TASK DIRECTIONS:
All the data must come back unchanged, except that pictures are left out.

[GIVEN INFORMATION start]

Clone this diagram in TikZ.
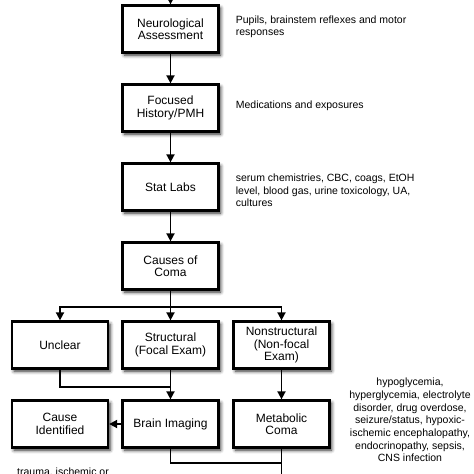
\documentclass[tikz,border=0pt]{standalone}
\usepackage{fontspec}
\setmainfont{Liberation Sans}
\usetikzlibrary{positioning,arrows.meta,shadows.blur}

\begin{document}
\begin{tikzpicture}
  [x=1pt,y=-1pt,line width=1.8pt,
   box/.style={draw,fill=white,line width=2.3pt,minimum width=96pt,minimum height=47pt,
     align=center,font=\fontsize{12}{12.5}\selectfont,
     blur shadow={shadow xshift=2pt,shadow yshift=-2.5pt,shadow blur radius=3.5pt,shadow opacity=85}},
   note/.style={inner sep=0pt,font=\fontsize{10.5}{12.7}\selectfont},
   arr/.style={-{Triangle[width=8pt,length=8pt]}}]
  \useasboundingbox (0,0) rectangle (474,474);
  \node[box] (na) at (170.5,29) {Neurological\\Assessment};
  \node[box] (fh) at (170.5,108) {Focused\\History/PMH};
  \node[box] (sl) at (170.5,187) {Stat Labs};
  \node[box] (cc) at (170.5,266) {Causes of\\Coma};
  \node[box] (uncl) at (60,345) {Unclear};
  \node[box] (strc) at (170.5,345) {Structural\\(Focal Exam)};
  \node[box] (nons) at (281.5,345) {Nonstructural\\(Non-focal\\Exam)};
  \node[box] (ci) at (60,424) {Cause\\Identified};
  \node[box] (bi) at (170.5,424) {Brain Imaging};
  \node[box] (mc) at (281.5,424) {Metabolic\\Coma};

  \node[note,anchor=north west,align=left] (t1) at (235,14.5)
    {Pupils, brainstem reflexes and motor\\responses};
  \node[note,anchor=west] (t2) at (235,106) {Medications and exposures};
  \node[note,anchor=north west,align=left] (t3) at (235,173)
    {serum chemistries, CBC, coags, EtOH\\level, blood gas, urine toxicology, UA,\\cultures};
  \node[note,align=center] (t4) at (410,420)
    {hypoglycemia,\\hyperglycemia, electrolyte\\disorder, drug overdose,\\seizure/status, hypoxic-\\ischemic encephalopathy,\\endocrinopathy, sepsis,\\CNS infection};
  \node[note,anchor=north] (t5) at (63,466.5) {trauma, ischemic or};

  \coordinate (start) at (170.5,-10);
  \coordinate (split) at (170.5,307);
  \coordinate (merge) at (170.5,387);
  \coordinate (join) at (281.5,463);
  \coordinate (next) at (281.5,485);

  \foreach \from/\to in {start/na,na/fh,fh/sl,sl/cc,split/strc,strc/bi,nons/mc,bi/ci,join/next}
   \draw[arr] (\from) -- (\to);
  \draw (cc) -- (split);
  \draw[arr] (split) -| (uncl);
  \draw[arr] (split) -| (nons);
  \draw (uncl) |- (merge);
  \draw (bi) |- (join);
  \draw (mc) -- (join);
\end{tikzpicture}
\end{document}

[GIVEN INFORMATION end]

SOLUTION:
Clone this diagram in TikZ.
\documentclass[tikz,border=0pt]{standalone}
\usepackage{fontspec}
\setmainfont{Liberation Sans}
\usetikzlibrary{positioning,arrows.meta,shadows.blur}

\begin{document}
\begin{tikzpicture}
  [x=1pt,y=-1pt,line width=1.8pt,
   box/.style={draw,fill=white,line width=2.3pt,minimum width=96pt,minimum height=47pt,
     align=center,font=\fontsize{12}{12.5}\selectfont,
     blur shadow={shadow xshift=2pt,shadow yshift=-2.5pt,shadow blur radius=3.5pt,shadow opacity=85}},
   note/.style={inner sep=0pt,font=\fontsize{10.5}{12.7}\selectfont},
   arr/.style={-{Triangle[width=8pt,length=8pt]}}]
  \useasboundingbox (0,0) rectangle (474,474);
  \node[box] (na) at (170.5,29) {Neurological\\Assessment};
  \node[box] (fh) at (170.5,108) {Focused\\History/PMH};
  \node[box] (sl) at (170.5,187) {Stat Labs};
  \node[box] (cc) at (170.5,266) {Causes of\\Coma};
  \node[box] (uncl) at (60,345) {Unclear};
  \node[box] (strc) at (170.5,345) {Structural\\(Focal Exam)};
  \node[box] (nons) at (281.5,345) {Nonstructural\\(Non-focal\\Exam)};
  \node[box] (ci) at (60,424) {Cause\\Identified};
  \node[box] (bi) at (170.5,424) {Brain Imaging};
  \node[box] (mc) at (281.5,424) {Metabolic\\Coma};

  \node[note,anchor=north west,align=left] (t1) at (235,14.5)
    {Pupils, brainstem reflexes and motor\\responses};
  \node[note,anchor=west] (t2) at (235,106) {Medications and exposures};
  \node[note,anchor=north west,align=left] (t3) at (235,173)
    {serum chemistries, CBC, coags, EtOH\\level, blood gas, urine toxicology, UA,\\cultures};
  \node[note,align=center] (t4) at (410,420)
    {hypoglycemia,\\hyperglycemia, electrolyte\\disorder, drug overdose,\\seizure/status, hypoxic-\\ischemic encephalopathy,\\endocrinopathy, sepsis,\\CNS infection};
  \node[note,anchor=north] (t5) at (63,466.5) {trauma, ischemic or};

  \coordinate (start) at (170.5,-10);
  \coordinate (split) at (170.5,307);
  \coordinate (merge) at (170.5,387);
  \coordinate (join) at (281.5,463);
  \coordinate (next) at (281.5,485);

  \foreach \from/\to in {start/na,na/fh,fh/sl,sl/cc,split/strc,strc/bi,nons/mc,bi/ci,join/next}
   \draw[arr] (\from) -- (\to);
  \draw (cc) -- (split);
  \draw[arr] (split) -| (uncl);
  \draw[arr] (split) -| (nons);
  \draw (uncl) |- (merge);
  \draw (bi) |- (join);
  \draw (mc) -- (join);
\end{tikzpicture}
\end{document}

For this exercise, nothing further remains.